Australian Exploration Journals
On Australian expeditions the leader generally kept a detailed journal or diary. These were often published after the expedition, and Mitchell and Sturt took leave from work to travel to England to publish and promote their journals. Subordinate members of an expedition party rarely kept journals, and Sturt even forbade his men from keeping a diary. The expeditions' surveyor would kept detailed records of the party's progress, although often the surveyor was also the leader.
Records of The Victorian Exploring Expedition
The Exploration Committee of the Royal Society did not specifically request that Burke keep a diary, and he failed to keep a regular journal.

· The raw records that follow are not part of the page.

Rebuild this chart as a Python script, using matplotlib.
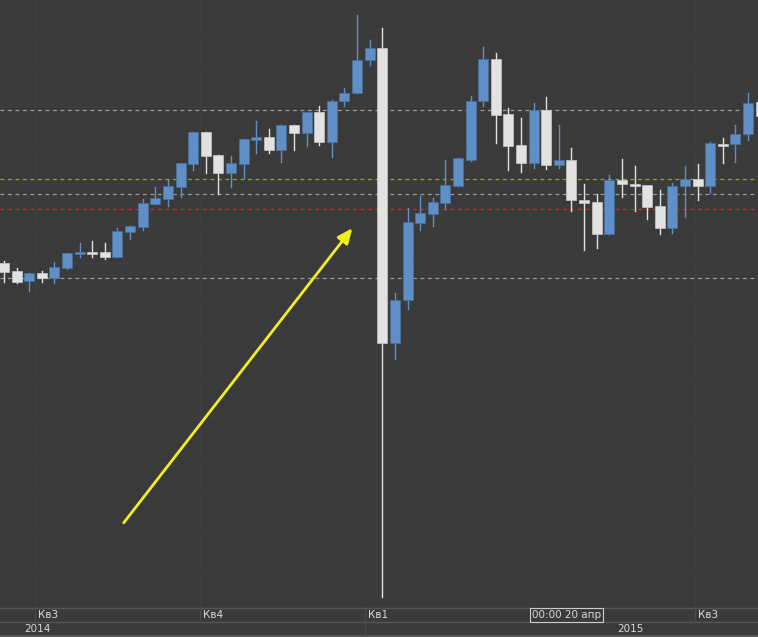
import matplotlib
matplotlib.use("Agg")
import matplotlib.pyplot as plt
from matplotlib.patches import Rectangle

# candle values (vertical screen levels, smaller = higher price)
opens = [263, 271, 281, 273, 278, 268, 254, 252, 252, 257, 232, 227, 204, 199, 187, 164,
         132, 155, 173, 164, 140, 137, 150, 125, 133, 112, 142, 101, 93, 60,
         48, 343, 300, 223, 214, 203, 186, 160, 101, 59, 114, 145, 163,
         110, 165, 160, 200, 202, 234, 180, 184, 185, 206, 228, 186, 179, 186, 144, 144, 134, 102]
closes = [272, 282, 273, 278, 267, 253, 252, 252, 257, 231, 226, 203, 198, 186, 163, 132,
          156, 173, 163, 139, 137, 150, 125, 133, 112, 142, 101, 93, 60, 48,
          343, 300, 222, 213, 202, 185, 158, 101, 59, 115, 146, 163, 110,
          165, 160, 200, 203, 234, 180, 184, 186, 207, 228, 186, 179, 186, 143, 145, 134, 103, 116]
highs = [261, 268, 273, 271, 262, 253, 243, 241, 243, 228, 226, 199, 187, 180, 163, 132,
         132, 155, 156, 139, 121, 129, 125, 125, 112, 106, 100, 88, 15, 40,
         28, 293, 208, 196, 198, 160, 158, 96, 47, 53, 108, 118, 103,
         97, 125, 148, 184, 194, 175, 159, 166, 190, 190, 183, 166, 164, 142, 138, 125, 93, 95]
lows = [282, 283, 291, 282, 283, 269, 257, 257, 259, 257, 239, 230, 204, 206, 197, 170,
        173, 194, 187, 178, 153, 153, 162, 150, 146, 145, 157, 106, 93, 65,
        597, 359, 309, 230, 226, 209, 186, 161, 106, 143, 170, 172, 168,
        169, 168, 211, 250, 248, 234, 197, 211, 219, 234, 233, 217, 200, 193, 163, 162, 140, 140]
up = [c < o for o, c in zip(opens, closes)]

ref_grey = [110, 194, 278]
ref_green = 179
ref_red = 209
grid_y = [32, 71, 148, 187, 225, 263, 302, 340, 379, 417, 456, 494, 533, 571]
quarter_x = [35, 200, 365, 530, 695]
quarter_labels = ["Кв3", "Кв4", "Кв1", "", "Кв3"]

BG = "#323232"
BLUE = "#5f8fc6"
WHITE = "#e2e2e2"

fig = plt.figure(figsize=(7.58, 6.37), dpi=100, facecolor="#3a3a3a")
ax = fig.add_axes([0, 30 / 637, 1, 607 / 637])
ax.set_facecolor(BG)
ax.set_xlim(0, 758)
ax.set_ylim(607, 0)
ax.axis("off")

for y in grid_y + ref_grey + [ref_green, ref_red]:
    ax.axhline(y, color="#3e3e3e", lw=0.8, zorder=0)
for x in quarter_x:
    ax.axvline(x, color="#3e3e3e", lw=0.8, zorder=0)
for y in ref_grey:
    ax.axhline(y, color="#9a9a9a", lw=0.9, ls=(0, (3, 3)), zorder=1)
ax.axhline(ref_green, color="#8aa830", lw=0.9, ls=(0, (3, 3)), zorder=1)
ax.axhline(ref_red, color="#d02a3a", lw=0.9, ls=(0, (3, 3)), zorder=1)

x0, step, w = 4, 12.61, 10
for i in range(len(opens)):
    x = x0 + step * i
    col = BLUE if up[i] else WHITE
    ax.plot([x, x], [highs[i], lows[i]], color=col, lw=1, zorder=2)
    top, bot = min(opens[i], closes[i]), max(opens[i], closes[i])
    h = max(bot - top, 2)
    ax.add_patch(Rectangle((x - w / 2, top), w, h, facecolor=col,
                           edgecolor="#4a72a0" if up[i] else "#c8c8c8", lw=0.5, zorder=3))

ax.annotate("", xy=(354, 226), xytext=(122, 525),
            arrowprops=dict(arrowstyle="-|>,head_length=0.9,head_width=0.4",
                            color="#f0f020", lw=2), zorder=5)

# bottom time axis
tax = fig.add_axes([0, 0, 1, 30 / 637])
tax.set_xlim(0, 758)
tax.set_ylim(30, 0)
tax.axis("off")
tax.axhline(0.5, color="#555555", lw=1)
tax.axhline(15, color="#555555", lw=1)
tax.axhline(29, color="#555555", lw=1.5)
for x, lab in zip(quarter_x, quarter_labels):
    tax.plot([x, x], [0, 15], color="#4a4a4a", lw=0.8)
    if lab:
        tax.text(x + 3, 8, lab, color="#d8d8d8", fontsize=7.5, va="center")
tax.plot([365, 365], [15, 30], color="#4a4a4a", lw=0.8)
tax.text(24, 22, "2014", color="#d8d8d8", fontsize=7.5, va="center")
tax.text(617, 22, "2015", color="#d8d8d8", fontsize=7.5, va="center")
tax.text(532, 8, "00:00 20 апр", color="#d8d8d8", fontsize=7.5, va="center",
         bbox=dict(boxstyle="square,pad=0.15", fc="#3a3a3a", ec="#cccccc", lw=0.8))

fig.savefig("out.png", dpi=100, facecolor=fig.get_facecolor())
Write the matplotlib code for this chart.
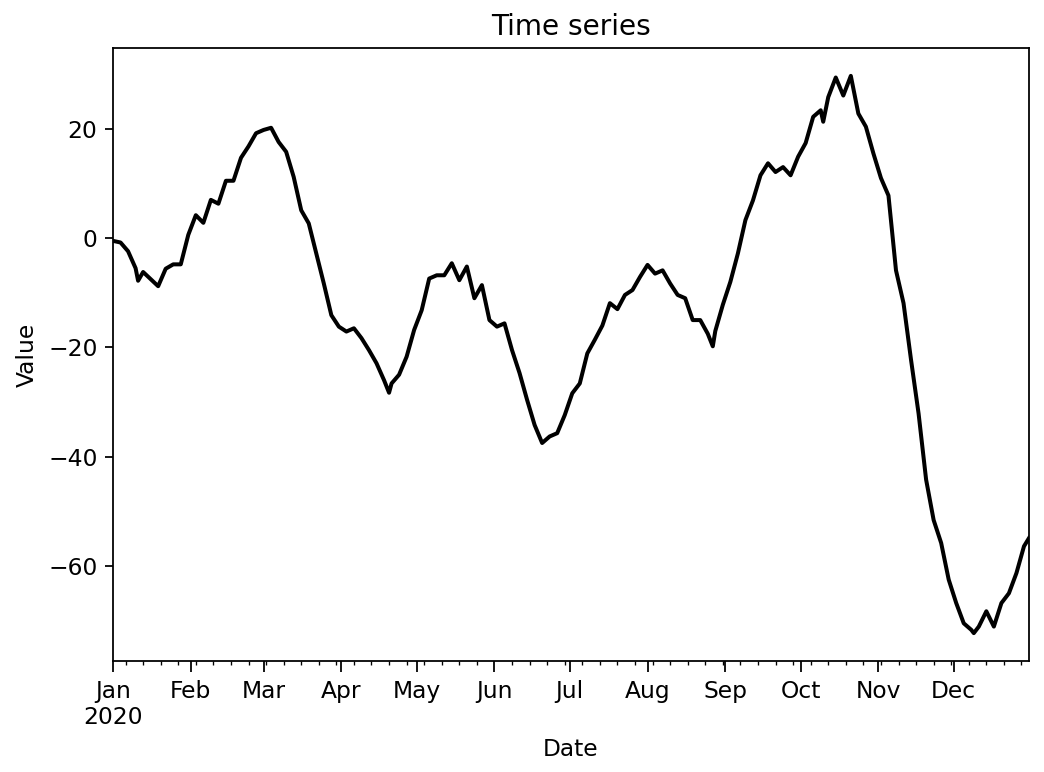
import matplotlib
matplotlib.use('Agg')
import matplotlib.pyplot as plt
import matplotlib.dates as mdates
import pandas as pd

# day offset from 2020-01-01 and value
day = [0, 3, 6, 9, 10, 12, 15, 18, 21, 24, 27, 30, 33, 36, 39, 42, 45, 48, 51, 54,
       57, 60, 63, 66, 69, 72, 75, 78, 81, 84, 87, 90, 93, 96, 99, 102, 105, 108, 110, 111,
       114, 117, 120, 123, 126, 129, 132, 135, 138, 141, 144, 147, 150, 153, 156, 159, 162, 165, 168, 171,
       174, 177, 180, 183, 186, 189, 192, 195, 198, 201, 204, 207, 210, 213, 216, 219, 222, 225, 228, 231,
       234, 237, 239, 240, 243, 246, 249, 252, 255, 258, 261, 264, 267, 270, 273, 276, 279, 282, 283, 285,
       288, 291, 294, 297, 300, 303, 306, 309, 312, 315, 318, 321, 324, 327, 330, 333, 336, 339, 342, 343,
       345, 348, 351, 354, 357, 360, 363, 365]
value = [-0.5, -0.8, -2.4, -5.5, -7.8, -6.2, -7.5, -8.8, -5.6, -4.8, -4.8, 0.6, 4.2, 2.8, 7.0, 6.3, 10.5, 10.5, 14.7, 16.8,
         19.2, 19.8, 20.2, 17.6, 15.8, 11.2, 5.1, 2.7, -2.8, -8.3, -14.1, -16.2, -17.1, -16.5, -18.3, -20.5, -22.9, -26.0, -28.3, -26.6,
         -25.0, -21.7, -16.8, -13.2, -7.4, -6.8, -6.8, -4.6, -7.7, -5.2, -11.0, -8.6, -15.0, -16.2, -15.6, -20.5, -24.7, -29.6, -34.2, -37.5,
         -36.3, -35.7, -32.4, -28.4, -26.6, -21.1, -18.6, -16.0, -11.9, -13.0, -10.4, -9.5, -7.1, -4.9, -6.5, -5.9, -8.3, -10.4, -11.0, -15.0,
         -15.0, -17.5, -19.8, -17.0, -12.2, -8.0, -2.8, 3.3, 6.9, 11.5, 13.7, 12.1, 13.0, 11.5, 14.9, 17.4, 22.2, 23.4, 21.3, 25.8,
         29.4, 26.1, 29.7, 22.8, 20.4, 15.5, 11.0, 7.8, -5.9, -11.9, -22.3, -32.1, -44.2, -51.6, -55.8, -62.5, -66.8, -70.5, -71.7, -72.3,
         -71.1, -68.3, -71.1, -66.8, -65.0, -61.3, -56.4, -54.9]

months = ['Jan\n2020', 'Feb', 'Mar', 'Apr', 'May', 'Jun', 'Jul', 'Aug', 'Sep', 'Oct', 'Nov', 'Dec']

dates = pd.Timestamp('2020-01-01') + pd.to_timedelta(day, unit='D')

plt.rcParams['font.size'] = 10.5

fig = plt.figure(figsize=(1044/160, 772/160), dpi=160)
ax = fig.add_axes([113/1044, 1-661/772, (1029-113)/1044, (661-48)/772])
ax.plot(dates, value, color='black', lw=1.8)

ax.set_xlim(pd.Timestamp('2020-01-01'), pd.Timestamp('2020-12-31'))
lo, hi = min(value), max(value)
pad = (hi - lo) * 0.05
ax.set_ylim(lo - pad, hi + pad)

ax.xaxis.set_major_locator(mdates.MonthLocator())
ax.set_xticklabels(months)
ax.xaxis.set_minor_locator(mdates.WeekdayLocator(byweekday=mdates.MO))
ax.tick_params(axis='x', which='major', length=5)
for lab in ax.get_xticklabels():
    lab.set_horizontalalignment('center')

ax.set_title('Time series')
ax.set_xlabel('Date')
ax.set_ylabel('Value')

fig.savefig('out.png', dpi=160)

Burke wrote a brief diary on the trip from Cooper Creek to the Gulf which was recovered at the end of the expedition and is now at the National Library of Australia.
Wills was appointed surveyor and navigator and he made comprehensive and extensive observations in his field-books covering astronomical calculations and observations, meteorological observations, a daily written diary and a surveyors journal with dead-reckoning observations. Not all of these records appear to have been recovered and returned to Melbourne. In addition some of the records that were recovered subsequently went missing after having been transcribed. Wills maps were recovered, but after a rough copy was made of some of them, they also went missing.
John King failed to mention at the Commission of Enquiry whether he kept a diary and none was tended as evidence. However in 1936 a 49-page notebook containing a retrospective account attributed to King was acquired by the National Library of Australia. King also gave an oral account of events to Alfred Howitt, who transcribed it as faithfully as possible under the circumstances and this is known as 'King's Narrative'.
Two of the officers, Dr Becker and Dr Beckler also kept journals and made field observations between Melbourne and Koorliatto Waterhole in Queensland.